Una cosa que llama la atención cuando nos encontramos con Matías es la relación que tiene con su mujer.
Es frecuente que las parejas de artesanos estén muy unidas, pero en este caso hay algo más que una simple unión, existe una verdadera complicidad.
«Mi mujer me ayuda mucho», confiesa nuestro interlocutor. «Me da ideas, pinta los objetos después de que yo los haya terminado… Ella fue modista y tiene mucha vista. Está en cada momento de mi vida creativa».
Su esposa, en todo caso, lo acompaña por todas partes. Es difícil ver al uno sin el otro. Tengo la impresión de que son como esas «esparteñicas» que fabrica, que una vez colgadas en el retrovisor de un coche, bailan constantemente al mismo ritmo.
Un domingo de abril fui a visitar a Matías al mercado artesanal del Paseo. Me había invitado a que fuera a verlo.
Lo encontré allí delante de su pequeño puesto, en primera fila – ¿para estar más cerca de los clientes?–, mientras que su mujer estaba detrás, quizás vigilando el escaparate.
Matías compartía mesa con otra persona, el Federo, un creador original que realiza esculturas a partir de ramas de árbol. El otro espartero muleño estaba a una distancia respetable.
Había mucha gente, muchos transeúntes. La buena temperatura invitaba, desde luego, al paseo. Unos amigos de Matías se acercaron y se quedaron hablando, como si estuvieran en el bar o en la plaza mayor pasando el tiempo…

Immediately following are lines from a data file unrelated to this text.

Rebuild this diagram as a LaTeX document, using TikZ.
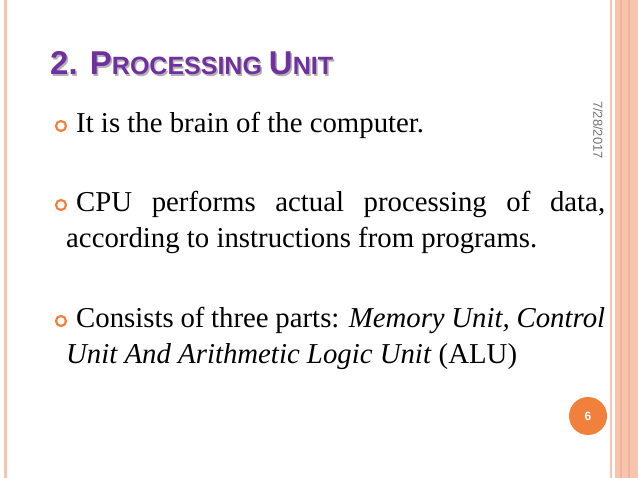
\documentclass[tikz,border=0pt]{standalone}
\usepackage{fontspec}
\setmainfont{Liberation Serif}
\newfontfamily\sansf{Liberation Sans}
\definecolor{border}{HTML}{F7C4AE}
\definecolor{borderdk}{HTML}{F4B49A}
\definecolor{ttl}{HTML}{7030A0}
\definecolor{org}{HTML}{F0803C}
\tikzset{body/.style={anchor=base west,inner sep=0pt,font=\fontsize{28.8}{32}\selectfont},
 bul/.style={circle,draw=org,line width=2.2pt,minimum size=10pt,inner sep=0pt}}
\newcommand{\ttlt}{{\fontsize{33}{35}\selectfont 2. P}{\fontsize{25}{28}\selectfont ROCESSING }{\fontsize{33}{35}\selectfont U}{\fontsize{25}{28}\selectfont NIT}}
\begin{document}
\begin{tikzpicture}[x=1pt,y=-1pt]
\useasboundingbox (0,0) rectangle (638,478);
\fill[white] (0,0) rectangle (638,478);
\fill[border] (4,0) rectangle (7,478);
\fill[border] (610,0) rectangle (612,478);
\fill[border] (615,0) rectangle (638,478);
\fill[borderdk] (620,0) rectangle (622,478);
\fill[borderdk] (628,0) rectangle (630,478);
\node[anchor=base west,inner sep=0pt,text=black!30,font=\sansf\bfseries] (tsh) at (51.5,76.5) {\ttlt};
\node[anchor=base west,inner sep=0pt,text=ttl,font=\sansf\bfseries] (t) at (50,75) {\ttlt};
\node[bul] (b1) at (61,126) {};
\node[body] (l1) at (76,133) {It is the brain of the computer.};
\node[bul] (b2) at (61,205) {};
\node[body] (l2) at (76,212) {\makebox[529pt][s]{CPU performs actual processing of data,}};
\node[body] (l2b) at (66,248) {according to instructions from programs.};
\node[bul] (b3) at (61,321) {};
\node[body] (l3) at (76,328) {\makebox[529pt][s]{Consists of three parts: \textit{Memory Unit, Control}}};
\node[body] (l3b) at (66,364) {\textit{Unit And Arithmetic Logic Unit} (ALU)};
\node[rotate=-90,inner sep=0pt,text=black!55,font=\sansf\fontsize{13}{14}\selectfont] (d) at (598,130) {7/28/2017};
\node[circle,fill=org,minimum size=38pt,inner sep=0pt,text=white,font=\sansf\bfseries\fontsize{12}{13}\selectfont] (n) at (588,416) {6};
\end{tikzpicture}
\end{document}
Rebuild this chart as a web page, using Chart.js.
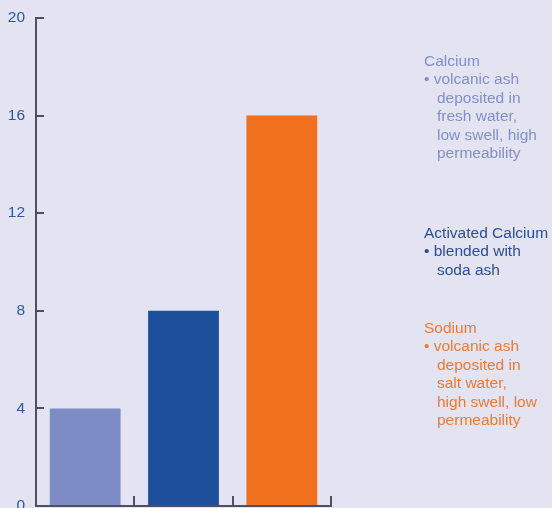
<!DOCTYPE html>
<html>
<head>
<meta charset="utf-8">
<script src="https://cdn.jsdelivr.net/npm/chart.js@4"></script>
<style>
    html, body { margin: 0; padding: 0; background: #e3e3f1; overflow: hidden; }
    #wrap { position: relative; width: 552px; height: 508px; }
    #chart { position: absolute; left: 0; top: 0; }
    .note {
        position: absolute;
        left: 424px;
        font-family: "Liberation Sans", Arial, sans-serif;
        font-size: 15.5px;
        line-height: 18.4px;
        white-space: nowrap;
    }
    .note .more { padding-left: 13px; }
</style>
</head>
<body>
<div id="wrap">
    <canvas id="chart" width="552" height="508"></canvas>
</div>
<script>
// chart data
const categories = ['Calcium', 'Activated Calcium', 'Sodium'];
const values = [4, 8, 16];
const barColors = ['#7e8cc6', '#1e4f9b', '#f0701e'];
const yTicks = [0, 4, 8, 12, 16, 20];

// side notes, one per bar
const noteTitles = ['Calcium', 'Activated Calcium', 'Sodium'];
const noteLines = [
    ['volcanic ash', 'deposited in', 'fresh water,', 'low swell, high', 'permeability'],
    ['blended with', 'soda ash'],
    ['volcanic ash', 'deposited in', 'salt water,', 'high swell, low', 'permeability']
];
const noteColors = ['#8190cc', '#2a4f9b', '#f07a30'];
const noteTops = [52, 224, 319];

const axisColor = '#4b5064';

function buildNotes() {
    const wrap = document.getElementById('wrap');
    noteTitles.forEach((title, i) => {
        const div = document.createElement('div');
        div.className = 'note';
        div.style.top = noteTops[i] + 'px';
        div.style.color = noteColors[i];
        let html = `<div>${title}</div>`;
        noteLines[i].forEach((line, j) => {
            if (j === 0) {
                html += `<div>\u2022 ${line}</div>`;
            } else {
                html += `<div class="more">${line}</div>`;
            }
        });
        div.innerHTML = html;
        wrap.appendChild(div);
    });
}

buildNotes();

const ctx = document.getElementById('chart').getContext('2d');
new Chart(ctx, {
    type: 'bar',
    data: {
        labels: categories,
        datasets: [{
            data: values,
            backgroundColor: barColors,
            borderWidth: 0,
            categoryPercentage: 1,
            barPercentage: 0.72
        }]
    },
    options: {
        responsive: false,
        animation: false,
        layout: {
            padding: { left: 0, top: 18, right: 221, bottom: 0 }
        },
        plugins: {
            legend: { display: false },
            tooltip: { enabled: false }
        },
        scales: {
            x: {
                offset: true,
                ticks: { display: false },
                border: { display: true, color: axisColor, width: 2 },
                grid: {
                    offset: true,
                    drawOnChartArea: false,
                    drawTicks: true,
                    tickLength: -10,
                    color: axisColor,
                    lineWidth: 2
                },
                afterFit: function (scale) {
                    scale.height = 2; // axis line only
                }
            },
            y: {
                min: 0,
                max: 20,
                afterBuildTicks: function (scale) {
                    scale.ticks = yTicks.map(v => ({ value: v }));
                },
                ticks: {
                    padding: 19,
                    color: '#2d58a8',
                    font: { family: '"Liberation Sans", Arial, sans-serif', size: 15.5 }
                },
                border: { display: true, color: axisColor, width: 2 },
                grid: {
                    drawOnChartArea: false,
                    drawTicks: true,
                    tickLength: -8, // ticks point inward
                    color: axisColor,
                    lineWidth: 2
                },
                afterFit: function (scale) {
                    scale.width = 36;
                    scale.paddingTop = 0;
                    scale.paddingBottom = 0;
                }
            }
        }
    }
});
</script>
</body>
</html>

A la gente le gusta el esparto, no hay lugar a dudas. En el mercadillo artesanal, mientras Matías y sus amigos estaban hablando, los curiosos no dudaron en interrumpirlos más de una vez.
Ahora bien, como diría Matías: «Me parece evidente que a la gente le gusta el esparto pero el problema no está allí… el problema es que prefieren mirarlo que comprarlo, contribuyendo así a que el oficio caiga en el olvido».